Sin nada que perder, el título en español de Hell or High Water (por una vez, concedamos que era una expresión difícil de traducir, ya que su equivalente “contra viento y marea” perdería muchísimas connotaciones) es razonable en relación con el contenido de este film, pero además se asemeja al de otro con el que se lo ha comparado frecuentemente: Sin lugar para los débiles, de los hermanos Ethan y Joel Coen, ganadora del Oscar a mejor película de 2008. No hay ninguna casualidad en el parecido, porque ambas obras tienen mucho en común: presentan -en paralelo y en un similar plano de importancia- a personajes de ambos lados de la ley, se desarrollan en Texas, cerca de la ahora tan polémica frontera mexicana, y son obras fronterizas desde el punto de vista genérico, en parte westerns modernos y en parte policiales noir.
Pero una vez que pasamos por esos parecidos obvios, se trata de dos films muy distintos, ya que Sin nada que perder es una película mucho más simple y menos ambiciosa que la de los Coen, sin el trasfondo metafísico y casi sobrenatural que impregnaba a la novela de Cormac McCarthy en la que esta se basó. No tiene grandes matices metafóricos y es esencialmente una historia de policías y ladrones, aunque cargada de observaciones político-sociales muy propias de la actualidad. Desde el punto de vista argumental, cuenta la historia de los hermanos Toby y Tanner Howard (interpretados, respectivamente, por Chris Pine y Ben Foster), que están realizando una compleja serie de asaltos a distintas sucursales de un banco estatal. De inmediato comienzan a ser perseguidos por dos veteranos rangers de Texas (Jeff Bridges y Gil Birmingham), quienes van descubriendo el modus operandi y las motivaciones de los dos ladrones.
La película se plantea en cierta forma como una denuncia sobre la situación de los pequeños propietarios en las secas y poco confiables tierras tejanas, que poco a poco van siendo despojados de estas por un sistema bancario cuya voracidad no disminuyó con la crisis de 2008, y que, todavía desregulado e impune, sigue acosando a quienes se endeudaron durante esa crisis, provocada por el propio sistema bancario.
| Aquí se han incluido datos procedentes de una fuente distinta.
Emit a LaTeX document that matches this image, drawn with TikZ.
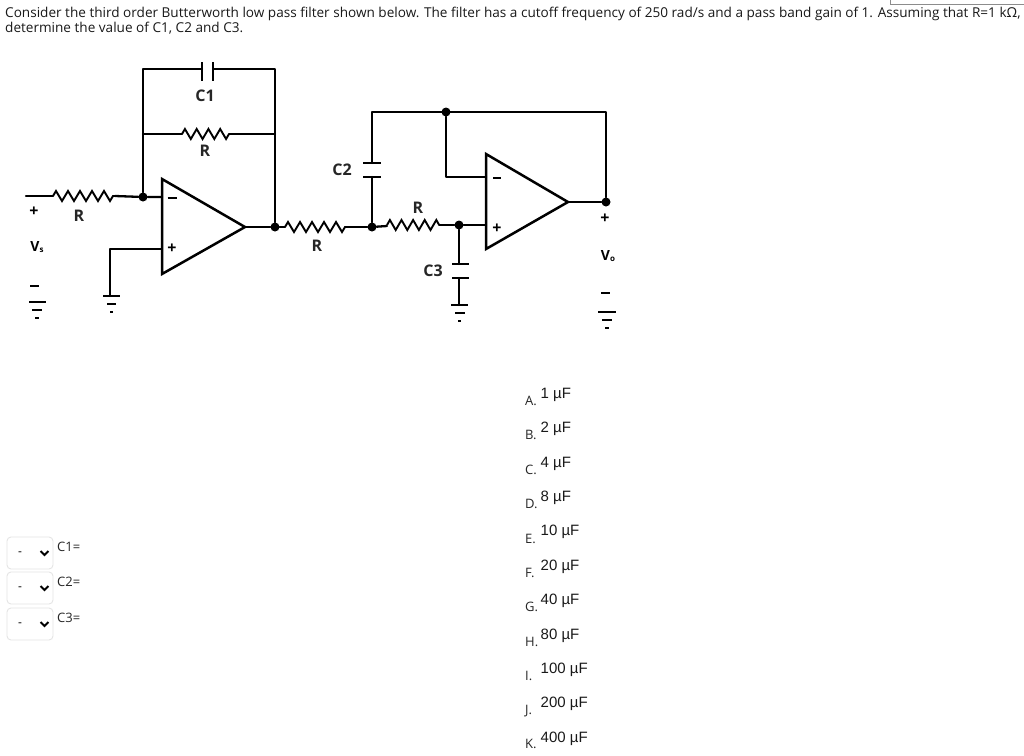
\documentclass[tikz,border=0pt]{standalone}
\usepackage{fontspec}
\setmainfont{Open Sans}
\newfontfamily\arialf{Liberation Sans}
\usetikzlibrary{decorations.pathmorphing}
\newcommand{\fs}[1]{\fontsize{#1}{#1}\selectfont}
\tikzset{
 wire/.style={line width=2.3pt,black,line cap=round,line join=round},
 opamp/.style={line width=2.5pt,black,line join=miter},
 res/.style={line width=1.9pt,black,decorate,decoration={zigzag,segment length=12pt,amplitude=5pt}},
 plate/.style={line width=2.3pt,black},
 dot/.style={circle,fill=black,inner sep=0pt,minimum size=9pt},
 lbl/.style={inner sep=0pt,font=\fs{16}\bfseries,text=black!85},
 sgn/.style={inner sep=0pt,font=\fs{16}\bfseries},
 stem/.style={inner sep=0pt,anchor=base west,font=\fs{13.58},text=black!90},
 opt/.style={inner sep=0pt,anchor=base west,font=\fs{13},text=black!85},
 val/.style={inner sep=0pt,anchor=base west,font=\arialf\fs{15},text=black!90},
 dd/.style={draw=black!10,line width=0.9pt,rounded corners=4pt,fill=white},
 chev/.style={line width=1.8pt,black,line join=miter},
 eq/.style={inner sep=0pt,anchor=base west,font=\fs{13},text=black!85},
}
\begin{document}
\begin{tikzpicture}[x=1pt,y=-1pt]
\useasboundingbox (0,0) rectangle (1024,755);
\fill[white] (0,0) rectangle (1024,755);
% question
\node[stem] (q1) at (5,17) {Consider the third order Butterworth low pass filter shown below. The filter has a cutoff frequency of 250 rad/s and a pass band gain of 1. Assuming that R=1 k\symbol{"03A9},};
\node[stem] (q2) at (5,32) {determine the value of C1, C2 and C3.};
\draw[black!45,line width=0.7pt] (890,0) -- (890,4) -- (1024,4);
% coordinates
\coordinate (in) at (26,196);
\coordinate (r1a) at (53,196); \coordinate (r1b) at (115,196);
\node[dot] (n1) at (143,197) {};
\coordinate (tl) at (143,69); \coordinate (tr) at (275,69);
\coordinate (c1a) at (202,69); \coordinate (c1b) at (213,69);
\coordinate (ml) at (143,134); \coordinate (mr) at (275,134);
\coordinate (rfa) at (182,134); \coordinate (rfb) at (229,134);
\coordinate (a1t) at (162,179); \coordinate (a1b) at (162,274); \coordinate (a1o) at (245,227);
\coordinate (a1m) at (162,197); \coordinate (a1p) at (162,249);
\node[dot] (n2) at (275,227) {};
\coordinate (gl) at (110,249); \coordinate (gl1) at (110,296);
\coordinate (r2a) at (285,227); \coordinate (r2b) at (347,227);
\node[dot] (n3) at (372,227) {};
\coordinate (c2a) at (372,177); \coordinate (c2b) at (372,163);
\coordinate (t2) at (372,112); \coordinate (t3) at (606,112);
\node[dot] (n4) at (446,112) {};
\coordinate (fb) at (446,177); \coordinate (a2m) at (486,177);
\coordinate (a2t) at (486,154); \coordinate (a2b) at (486,249); \coordinate (a2o) at (568,202);
\coordinate (a2p) at (486,225);
\node[dot] (n6) at (606,202) {};
\coordinate (r3a) at (387,225); \coordinate (r3b) at (445,225); \coordinate (n3r) at (372,226);
\node[dot] (n5) at (459,225) {};
\coordinate (c3a) at (459,264); \coordinate (c3b) at (459,278); \coordinate (g3) at (459,305);
% wires
\draw[wire] (in) -- (r1a); \draw[res] (r1a) -- (r1b);
\draw[wire] (r1b) -- (n1) -- (a1m);
\draw[wire] (n1) -- (tl) -- (c1a);
\draw[wire] (c1b) -- (tr) -- (n2);
\draw[wire] (ml) -- (rfa); \draw[res,decoration={zigzag,segment length=11.75pt,amplitude=5pt}] (rfa) -- (rfb); \draw[wire] (rfb) -- (mr);
\draw[plate] (202,62) -- (202,81); \draw[plate] (213,62) -- (213,81);
\draw[opamp] (a1t) -- (a1b) -- (a1o) -- cycle;
\draw[wire] (a1o) -- (n2) -- (r2a); \draw[res] (r2a) -- (r2b);
\draw[wire] (r2b) -- (n3);
\draw[wire] (a1p) -- (gl) -- (gl1);
\draw[wire] (n3) -- (c2a); \draw[wire] (c2b) -- (t2) -- (t3) -- (n6);
\draw[plate] (363,163) -- (381,163); \draw[plate] (363,177) -- (381,177);
\draw[wire] (n4) -- (fb) -- (a2m);
\draw[opamp] (a2t) -- (a2b) -- (a2o) -- cycle;
\draw[wire] (a2o) -- (n6);
\draw[wire] (n3) -- (r3a |- n3r) ; \draw[res,decoration={zigzag,segment length=11.6pt,amplitude=5pt}] (r3a) -- (r3b); \draw[wire] (r3b) -- (n5) -- (a2p);
\draw[wire] (n5) -- (c3a); \draw[wire] (c3b) -- (g3);
\draw[plate] (452,264) -- (469,264); \draw[plate] (452,278) -- (469,278);
% grounds
\draw[plate] (103,296) -- (120,296); \draw[plate] (107,304) -- (116,304); \draw[plate] (110,312) -- (113,312);
\draw[plate] (29,302) -- (46,302); \draw[plate] (32,310) -- (42,310); \draw[plate] (35,318) -- (39,318);
\draw[plate] (451,305) -- (468,305); \draw[plate] (455,313) -- (465,313); \draw[plate] (458,321) -- (461,321);
\draw[plate] (598,312) -- (616,312); \draw[plate] (602,320) -- (612,320); \draw[plate] (605,328) -- (609,328);
% circuit labels
\node[lbl] (lc1) at (205,96) {C1};
\node[lbl] (lr1) at (205,151) {R};
\node[lbl] (lr2) at (79,216) {R};
\node[lbl] (lc2) at (342,170) {C2};
\node[lbl] (lr3) at (418,208) {R};
\node[lbl] (lr4) at (317,246) {R};
\node[lbl] (lc3) at (433,271) {C3};
\node[sgn] (sp) at (34,212) {+};
\node[sgn,font=\fs{14}\bfseries] (svs) at (37,247) {V\raisebox{-1pt}{\fs{8}s}};
\draw[plate,line width=1.4pt] (30,286) -- (39,286);
\node[sgn] (s1m) at (172,198) {\rule{9pt}{1.8pt}};
\node[sgn] (s1p) at (172,249) {+};
\node[sgn] (s2m) at (497,178) {\rule{8pt}{1.8pt}};
\node[sgn] (s2p) at (497,229) {+};
\node[sgn] (op) at (605,219) {+};
\node[sgn,font=\fs{14}\bfseries] (vo) at (608,256) {V\raisebox{-1pt}{\fs{8}o}};
\draw[plate,line width=1.4pt] (601,293) -- (610,293);
% options
\foreach \n/\l/\yl/\v/\yv in {a/A./405/1/398,b/B./439/2/432,c/C./474/4/467,d/D./508/8/501,e/E./543/10/535,f/F./577/20/570,g/G./611/40/604,h/H./646/80/639,i/I./680/100/673,j/J./714/200/707,k/K./748/400/742}{
 \node[opt] (o\n) at (525,\yl) {\l};
 \node[val] (v\n) at (540.5,\yv) {\v\ \symbol{"00B5}F};
}
% dropdowns
\foreach \n/\y/\t in {1/537/C1=,2/572/C2=,3/608/C3=}{
 \draw[dd] (7,\y) rectangle (53,\y+32);
 \node[inner sep=0pt,font=\fs{12}] (d\n) at (20,\y+17) {-};
 \draw[chev] (40.5,\y+14) -- (44.5,\y+18) -- (48.5,\y+14);
 \node[eq] (e\n) at (57,\y+14) {\t};
}
\end{tikzpicture}
\end{document}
Sin embargo, y aunque este trasfondo es evidente y conversado en el film, el componente político-económico de Sin nada que perder es secundario en relación con el eje de la trama, que está en las relaciones paralelas entre los dos hermanos criminales y los dos policías. Estos personajes son definidos con características próximas a los clichés del género (o de los dos géneros en los que se puede clasificar a este film), con un policía (Bridges) de lenguaje y humor incorrecto -e incluso algo racista- hacia su compañero mexicano, pero que sin embargo lo respeta y le tiene mucho afecto; o con un ex presidiario (Foster) que, a pesar de considerarse un hombre destruido en lo moral, está dispuesto a comportarse en forma heroica por su familia. El mérito de Sin nada que perder es la convicción y el talento con que vuelve a insuflarles vida a esos clichés.
Se trata de una obra de tono muy masculino y estructura muy clásica, que bien podría haber dirigido Walter Hill o alguno otro epígono de John Ford. Es decir que, a diferencia de la mencionada Sin lugar para los débiles, en la que los Coen se divertían (más allá de la oscuridad de su historia) con diversas asimetrías narrativas y resoluciones inesperadas, en este caso parece que el escocés David Mackenzie, director de la película, tuviera miedo de transgredir los códigos de un género y un ambiente tan estadounidense desde el punto de vista de un europeo. Mackenzie nunca busca ni encuentra la sorpresa o la novedad en términos formales, sino que simplemente pone toda su energía en contar bien su historia, y cuenta para ello con un par de actuaciones notables (Bridges hace lo que suele hacer desde El gran Lebowski -1998, justamente de los Coen-, pero lo hace especialmente bien, y Pine sorprende con una autoridad y contención que no se le imaginaban al verlo interpretar a James Kirk en películas de la franquicia Star Trek) y un guion muy trabajado y refinadamente escrito, lleno de apuntes humorísticos y de emoción asordinada.
Tan tradicional y controlada en sus objetivos evidentes es Sin nada que perder, que en algún momento puede parecer algo cerebral y artificiosa, pero la calidad del total es realmente alta. En muchos aspectos resulta la más lograda de las candidatas al Oscar a la mejor película de este año, y posiblemente la más entretenida y menos polémica. Además, contiene una breve (y justa) golpiza propinada por el personaje de Pine, que es de las más bonitas que se hayan visto en el cine reciente.
Sin nada que perder (Hell or High Water)
Dirigida por David Mackenzie. Estados Unidos, 2016. Con Jeff Bridges y Chris Pine. Life Cinemas 21 y Alfabeta; Movie Montevideo; shopping de Punta del Este.